» **SHORT EXERCISE**
From the entries below, gather every line containing the string "standalone".
+++
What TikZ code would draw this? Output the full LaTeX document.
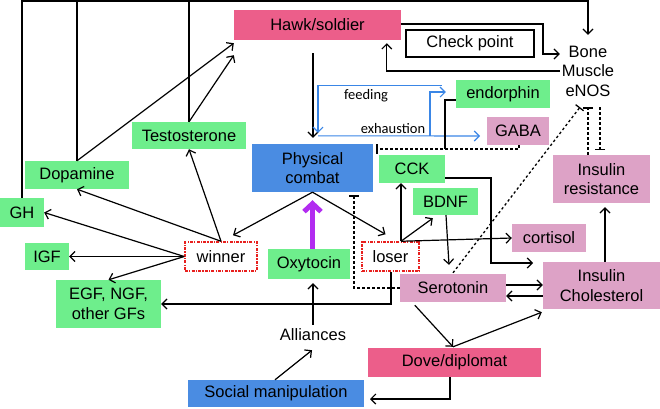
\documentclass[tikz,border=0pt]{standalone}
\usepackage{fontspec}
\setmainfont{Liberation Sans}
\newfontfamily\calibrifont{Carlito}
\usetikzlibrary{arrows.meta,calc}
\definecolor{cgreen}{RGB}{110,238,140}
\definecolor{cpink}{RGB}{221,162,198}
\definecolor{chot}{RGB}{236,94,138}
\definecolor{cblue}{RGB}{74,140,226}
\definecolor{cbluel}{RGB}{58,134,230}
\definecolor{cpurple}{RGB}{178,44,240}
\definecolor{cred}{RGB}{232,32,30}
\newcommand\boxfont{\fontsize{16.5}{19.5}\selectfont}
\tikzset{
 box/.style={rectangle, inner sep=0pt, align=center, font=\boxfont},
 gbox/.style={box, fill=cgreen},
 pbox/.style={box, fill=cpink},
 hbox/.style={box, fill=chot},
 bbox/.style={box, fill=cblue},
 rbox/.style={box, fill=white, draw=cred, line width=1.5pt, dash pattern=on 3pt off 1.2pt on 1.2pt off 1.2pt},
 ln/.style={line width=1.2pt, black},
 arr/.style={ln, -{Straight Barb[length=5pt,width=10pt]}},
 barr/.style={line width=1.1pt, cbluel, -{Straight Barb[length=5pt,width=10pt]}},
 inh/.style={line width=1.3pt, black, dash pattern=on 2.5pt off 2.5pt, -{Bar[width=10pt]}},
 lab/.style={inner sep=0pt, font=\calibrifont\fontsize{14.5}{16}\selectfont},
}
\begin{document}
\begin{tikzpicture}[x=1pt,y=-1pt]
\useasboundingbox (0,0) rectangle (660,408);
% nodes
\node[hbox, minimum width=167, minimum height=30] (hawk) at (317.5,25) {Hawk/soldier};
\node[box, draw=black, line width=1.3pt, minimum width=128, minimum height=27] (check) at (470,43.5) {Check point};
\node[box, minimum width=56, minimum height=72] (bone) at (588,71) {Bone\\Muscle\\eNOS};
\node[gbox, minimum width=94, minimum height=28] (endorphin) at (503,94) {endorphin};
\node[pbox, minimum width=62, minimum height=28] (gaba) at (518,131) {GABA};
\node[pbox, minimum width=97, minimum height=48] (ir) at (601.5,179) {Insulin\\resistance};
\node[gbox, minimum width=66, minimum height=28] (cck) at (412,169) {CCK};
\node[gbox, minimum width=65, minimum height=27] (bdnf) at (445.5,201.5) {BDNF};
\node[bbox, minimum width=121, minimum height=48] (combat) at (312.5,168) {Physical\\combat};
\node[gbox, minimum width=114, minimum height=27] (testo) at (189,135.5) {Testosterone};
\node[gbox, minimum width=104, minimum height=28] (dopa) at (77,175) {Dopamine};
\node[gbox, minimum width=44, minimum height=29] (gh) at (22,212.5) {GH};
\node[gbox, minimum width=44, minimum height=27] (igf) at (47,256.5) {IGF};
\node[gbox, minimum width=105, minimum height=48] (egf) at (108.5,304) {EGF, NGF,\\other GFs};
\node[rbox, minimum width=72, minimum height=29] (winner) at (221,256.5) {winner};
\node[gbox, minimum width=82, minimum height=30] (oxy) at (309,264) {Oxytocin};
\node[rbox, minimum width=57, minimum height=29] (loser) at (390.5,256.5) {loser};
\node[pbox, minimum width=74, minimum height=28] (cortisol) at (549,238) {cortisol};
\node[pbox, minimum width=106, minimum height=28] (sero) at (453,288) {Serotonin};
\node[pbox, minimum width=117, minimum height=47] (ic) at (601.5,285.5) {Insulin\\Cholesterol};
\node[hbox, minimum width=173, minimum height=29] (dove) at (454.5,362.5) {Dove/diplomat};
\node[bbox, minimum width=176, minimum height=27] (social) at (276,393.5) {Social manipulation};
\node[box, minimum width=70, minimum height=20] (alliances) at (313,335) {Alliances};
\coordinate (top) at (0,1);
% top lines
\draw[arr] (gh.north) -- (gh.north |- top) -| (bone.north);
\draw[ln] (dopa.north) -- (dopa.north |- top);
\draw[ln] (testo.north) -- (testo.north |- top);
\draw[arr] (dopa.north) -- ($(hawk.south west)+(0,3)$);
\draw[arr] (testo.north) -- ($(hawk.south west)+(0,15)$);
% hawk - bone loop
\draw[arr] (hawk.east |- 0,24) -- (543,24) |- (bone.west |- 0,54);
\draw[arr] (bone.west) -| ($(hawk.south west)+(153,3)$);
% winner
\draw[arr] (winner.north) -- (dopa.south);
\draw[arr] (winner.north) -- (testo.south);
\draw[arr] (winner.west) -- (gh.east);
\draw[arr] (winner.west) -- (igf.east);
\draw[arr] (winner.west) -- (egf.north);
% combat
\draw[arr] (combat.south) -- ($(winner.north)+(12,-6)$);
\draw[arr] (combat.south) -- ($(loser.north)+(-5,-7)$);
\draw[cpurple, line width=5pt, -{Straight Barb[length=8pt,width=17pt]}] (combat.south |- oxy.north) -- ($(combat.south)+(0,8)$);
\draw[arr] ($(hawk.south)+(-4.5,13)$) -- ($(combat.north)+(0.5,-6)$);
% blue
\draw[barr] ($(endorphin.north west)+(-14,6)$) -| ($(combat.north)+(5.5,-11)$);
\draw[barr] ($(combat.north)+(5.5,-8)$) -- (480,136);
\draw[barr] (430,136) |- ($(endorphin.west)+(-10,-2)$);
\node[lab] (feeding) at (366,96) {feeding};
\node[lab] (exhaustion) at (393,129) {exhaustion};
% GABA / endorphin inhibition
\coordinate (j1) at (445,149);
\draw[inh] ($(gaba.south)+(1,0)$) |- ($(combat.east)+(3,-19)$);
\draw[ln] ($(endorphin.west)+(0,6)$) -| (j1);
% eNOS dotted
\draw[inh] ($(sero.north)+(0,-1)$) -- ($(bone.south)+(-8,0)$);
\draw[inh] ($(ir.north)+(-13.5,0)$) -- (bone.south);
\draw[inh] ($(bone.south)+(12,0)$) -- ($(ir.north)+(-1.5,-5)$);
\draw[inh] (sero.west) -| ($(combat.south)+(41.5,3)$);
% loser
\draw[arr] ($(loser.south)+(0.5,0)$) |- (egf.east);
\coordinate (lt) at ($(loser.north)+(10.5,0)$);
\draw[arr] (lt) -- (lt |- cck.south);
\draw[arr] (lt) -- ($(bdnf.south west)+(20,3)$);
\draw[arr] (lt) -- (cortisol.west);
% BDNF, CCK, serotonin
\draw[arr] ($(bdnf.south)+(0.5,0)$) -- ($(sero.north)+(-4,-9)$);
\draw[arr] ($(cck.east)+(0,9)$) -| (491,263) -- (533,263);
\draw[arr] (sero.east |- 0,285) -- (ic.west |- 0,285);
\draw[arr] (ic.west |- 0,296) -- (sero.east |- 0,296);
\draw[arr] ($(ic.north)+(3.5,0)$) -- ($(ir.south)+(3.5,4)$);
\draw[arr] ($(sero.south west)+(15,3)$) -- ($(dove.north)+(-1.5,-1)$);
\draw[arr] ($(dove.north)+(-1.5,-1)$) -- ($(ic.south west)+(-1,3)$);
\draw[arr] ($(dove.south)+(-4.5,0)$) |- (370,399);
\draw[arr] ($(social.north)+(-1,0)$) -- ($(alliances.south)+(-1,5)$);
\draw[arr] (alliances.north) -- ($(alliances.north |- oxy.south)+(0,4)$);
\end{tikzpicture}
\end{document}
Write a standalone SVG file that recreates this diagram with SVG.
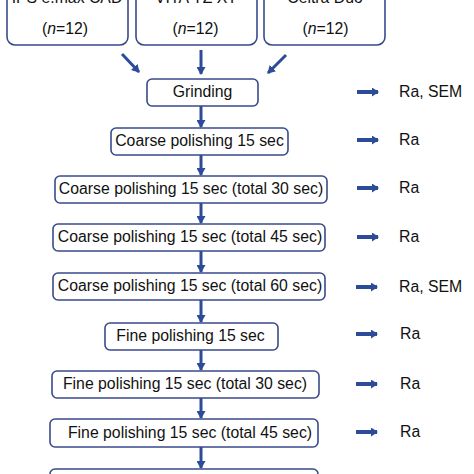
+++
» **OUTPUT**
\documentclass[tikz,border=0pt]{standalone}
Write a standalone SVG file that recreates this diagram with SVG.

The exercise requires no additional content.